Le projet de budget 2018 réaffirme par ailleurs notre soutien aux radios locales. Les moyens du fonds de soutien à l'expression radiophonique sont confortés à 31 millions d'euros, niveau historique.

S'agissant des industries culturelles, j'ai évoqué par ailleurs l'accompagnement des secteurs du livre et de la musique, mais je saisis cette occasion pour vous redire à quel point le soutien à la musique et à son rayonnement international me paraît essentiel. C'est pourquoi nous avons décidé d'augmenter significativement la contribution du ministère de la culture au Bureau Export de la musique. Cette augmentation est une première étape ; elle sera poursuivie les années suivantes, dans un effort que j'espère partagé avec les professionnels.
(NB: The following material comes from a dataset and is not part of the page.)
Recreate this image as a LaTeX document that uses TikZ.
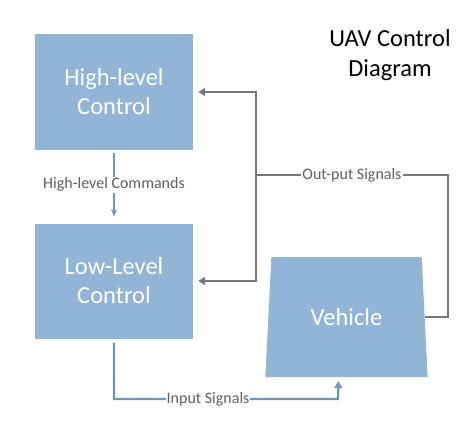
\documentclass[tikz,border=0pt]{standalone}
\usepackage{fontspec}
\setmainfont{Carlito}
\usetikzlibrary{arrows.meta, shapes.geometric, positioning, calc}
\definecolor{boxblue}{RGB}{146,180,213}
\definecolor{lineblue}{RGB}{112,147,182}
\definecolor{linegray}{RGB}{122,118,118}
\definecolor{labelgray}{RGB}{95,95,95}
\tikzset{
  block/.style={rectangle, fill=boxblue, text=white, minimum width=158pt, minimum height=116pt,
    align=center, font=\fontsize{24.5}{29}\selectfont},
  plant/.style={trapezium, fill=boxblue, text=white, trapezium left angle=82.6, trapezium right angle=82.6,
    trapezium stretches=true, minimum width=163pt, minimum height=120pt, font=\fontsize{24.5}{29}\selectfont},
  lbl/.style={fill=white, inner sep=1pt, text=labelgray, font=\fontsize{16}{19}\selectfont},
  cmdline/.style={draw=lineblue, line width=1.3pt, -{Stealth[length=7pt,width=6pt]}},
  inline/.style={draw=lineblue, line width=2.2pt, -{Triangle[length=7pt,width=8pt]}},
  fbline/.style={draw=linegray, line width=2pt}
}
\begin{document}
\begin{tikzpicture}[x=1pt,y=-1pt]
\useasboundingbox (0,0) rectangle (474,434);

\node[block] (hlc) at (114,92) {High-level\\Control};
\node[block, minimum height=115pt] (llc) at (114,281) {Low-Level\\Control};
\node[plant] (veh) at (346.5,317) {Vehicle};
\node[align=center, font=\fontsize{24.5}{30}\selectfont] (title) at (390,55) {UAV Control\\Diagram};

\draw[cmdline] ([yshift=-3pt]hlc.south) -- node[lbl] {High-level Commands} ([yshift=7pt]llc.north);

\coordinate (fbcorner) at (448,175);
\coordinate (fb) at (256,175);
\draw[fbline] (veh.east) -| (fbcorner) -- node[lbl] {Out-put Signals} (fb);
\draw[fbline, -{Triangle[length=7pt,width=8pt]}, shorten >=5pt] (fb) |- (hlc.east);
\draw[fbline, -{Triangle[length=7pt,width=8pt]}, shorten >=5pt] (fb) |- (llc.east);

\coordinate (inturn) at (338,399);
\coordinate (vehin) at ([xshift=-8pt,yshift=-4pt]veh.south);
\draw[inline, shorten <=4pt] (llc.south) |- node[lbl, pos=0.71] {Input Signals} (inturn) -- (vehin);
\end{tikzpicture}
\end{document}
Pour le cinéma et l'image animée, nous allons renforcer le soutien à la création française. Le budget du Centre national du cinéma et de l'image animée (CNC) s'établira à 724 millions d'euros, en hausse de 17 millions d'euros. Comme vous le savez peut-être, le Conseil constitutionnel a rendu, fin octobre, une décision importante sur la taxe sur les services de télévision, principale ressource du CNC et qui était contestée par les chaînes. Le Conseil a invalidé la taxe mais a reporté l'effet de sa décision au 1er juillet 2018, ce qui laisse le temps au Gouvernement et au Parlement d'apporter les corrections nécessaires et permet de sécuriser les ressources du CNC : c'est une très bonne nouvelle. Ces rectifications figureront dans le projet de loi de finances rectificative pour 2017 qui vous sera bientôt soumis. Enfin, les crédits d'impôt pour le cinéma, l'audiovisuel et les jeux vidéo sont intégralement préservés, après la forte revalorisation des deux dernières années.

Dans l'ensemble des domaines, la création française est donc soutenue de façon pérenne.

Tel est l'essentiel des orientations du projet de budget de la mission Médias, Livre et Industries culturelles pour 2018. Dans chacun des secteurs, à commencer par l'audiovisuel public, nous souhaitons porter un budget de transformation garantissant les principes intemporels que sont l'indépendance et la diversité du paysage culturel, tout en préparant l'avenir.